When was the last time you noticed elevator music? The simple yet effective melodies used in elevators to break up the awkward moments of silence with strangers are on the downturn of their life cycle. Today, dead air and claustrophobia are all but afterthoughts, since a majority of us occupy our minds with our cell phones on the vertical journey through floors. Even when there is elevator music, it likely goes unnoticed.
During my travels, when I am not answering an email or text message, or brainlessly scrolling through social media, I often find myself searching for an article to read, a podcast to listen to or a recipe to use that evening. In other words, I use that brief amount of time to search for content. If I am unable to find what I am looking for by the time I step off of the elevator, odds are I am onto the next digital query. It doesn’t matter if my barrier to finding that information is due to a bad connection, poor design or my own user error; the opportunity window of engagement with that piece of content is lost.
Let’s call it the elevator test: For content to have a chance at success, it needs to be deliverable to end users in the time it takes them to use an elevator, from waiting for it to arrive to leaving it. The elevator test not only applies to recipes and podcasts; it applies to an organization’s learning and development (L&D) content as well.
For the past three years, LinkedIn Learning has released an annual workplace learning report that highlights findings from a survey of hundreds of learners, executives and L&D professionals across the globe. A key finding in its 2019 report was that the L&D industry is at “a tipping point”; training budgets are growing, and dollars are shifting from instructor-led-training (ILT) to online learning. According to the report, “Since 2017, 59% of talent developers spend more of their budget on online learning and 39% say they spend less on instructor-led training.”
The reason? Technology, specifically platforms that deliver content, is progressing daily. With advancing technology comes a shift in the standards and consumer expectations for how companies should deliver content. Executives have taken note of this shift, with 90% of organizations now offering digital learning in some form, according to LinkedIn Learning. Whether it’s learning content or personal social media content, the standard is the same: It needs to be digitally accessible and delivered seamlessly with minimal clicks, within seconds.
L&D teams must think like marketers and tailor their learning delivery strategies to compete with the social media and content delivery titans of the internet. For companies to reach and engage their employees, they have no choice, especially when it comes to non-mandatory training initiatives. At times, it means taking an “if you can’t beat them, join them” approach in delivering content using the social media platforms that they are often competing with for their employees’ valuable time.

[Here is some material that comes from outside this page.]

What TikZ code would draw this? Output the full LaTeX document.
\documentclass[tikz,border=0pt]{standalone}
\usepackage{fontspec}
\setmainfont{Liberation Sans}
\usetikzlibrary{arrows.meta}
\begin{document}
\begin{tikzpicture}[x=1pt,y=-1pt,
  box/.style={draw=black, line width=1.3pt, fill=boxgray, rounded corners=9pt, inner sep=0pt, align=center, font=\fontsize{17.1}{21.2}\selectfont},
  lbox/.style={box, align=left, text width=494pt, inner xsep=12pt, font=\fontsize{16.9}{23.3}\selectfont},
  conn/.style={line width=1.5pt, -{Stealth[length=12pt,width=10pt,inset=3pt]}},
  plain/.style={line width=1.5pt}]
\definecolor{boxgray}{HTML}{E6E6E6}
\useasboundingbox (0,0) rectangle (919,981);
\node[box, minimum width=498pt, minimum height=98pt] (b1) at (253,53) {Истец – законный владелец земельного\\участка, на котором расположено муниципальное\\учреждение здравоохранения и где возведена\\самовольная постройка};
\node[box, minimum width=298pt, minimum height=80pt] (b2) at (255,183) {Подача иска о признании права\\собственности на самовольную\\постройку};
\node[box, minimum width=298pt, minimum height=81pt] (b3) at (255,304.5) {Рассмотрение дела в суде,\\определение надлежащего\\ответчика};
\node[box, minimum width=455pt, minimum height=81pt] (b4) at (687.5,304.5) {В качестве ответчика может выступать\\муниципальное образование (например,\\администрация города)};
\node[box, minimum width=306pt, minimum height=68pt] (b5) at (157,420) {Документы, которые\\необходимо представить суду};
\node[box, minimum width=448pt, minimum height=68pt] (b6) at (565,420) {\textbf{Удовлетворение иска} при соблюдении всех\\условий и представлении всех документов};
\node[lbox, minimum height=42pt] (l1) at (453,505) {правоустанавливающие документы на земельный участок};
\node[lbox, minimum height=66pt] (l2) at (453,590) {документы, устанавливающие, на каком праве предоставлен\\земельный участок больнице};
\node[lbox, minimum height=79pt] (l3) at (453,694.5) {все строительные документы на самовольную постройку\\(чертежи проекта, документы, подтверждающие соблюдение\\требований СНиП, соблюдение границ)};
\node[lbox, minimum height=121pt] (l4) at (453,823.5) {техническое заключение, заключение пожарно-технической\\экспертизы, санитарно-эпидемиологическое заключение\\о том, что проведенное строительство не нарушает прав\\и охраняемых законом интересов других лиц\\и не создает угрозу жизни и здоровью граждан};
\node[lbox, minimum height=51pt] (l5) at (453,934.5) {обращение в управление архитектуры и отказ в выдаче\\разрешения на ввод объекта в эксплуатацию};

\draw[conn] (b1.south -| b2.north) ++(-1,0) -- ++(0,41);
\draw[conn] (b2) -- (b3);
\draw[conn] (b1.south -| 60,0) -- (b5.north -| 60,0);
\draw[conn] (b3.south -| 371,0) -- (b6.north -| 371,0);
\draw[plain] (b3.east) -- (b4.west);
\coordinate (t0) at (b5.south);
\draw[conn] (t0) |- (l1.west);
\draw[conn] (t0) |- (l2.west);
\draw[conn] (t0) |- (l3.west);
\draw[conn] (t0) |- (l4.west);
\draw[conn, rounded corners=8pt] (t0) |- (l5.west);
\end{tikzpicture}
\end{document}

In other cases, it means customizing internal delivery platforms to look and perform like the applications and websites that their learners are accustomed to. Content delivery vehicles that were once meant primarily for mainstream media and entertainment — like video, virtual and augmented reality, video games, and podcasts — are now cornerstones of corporate learning delivery strategies.
Millennials, the generation who grew up on a knowledge-sharing innovation roller coaster ride, will make up 75% of the workforce by 2025. Of that generation, 66% expect to stay with their current employer for less than five years. On the other hand, 94% of employees across generations say they would stay at a company longer if it invested in their career development.
To attract and retain talent, L&D teams have to provide professional learning and development programs digitally and deliver them effectively. The demand is there; the challenge is delivering programs and content that learners not only want to engage with but also do not have to think twice about finding.
After all, as many have noted, we have attention spans shorter than a goldfish’s. You may lose your learner before they even leave the elevator. Reel them in when you have the chance; you may never have the opportunity again.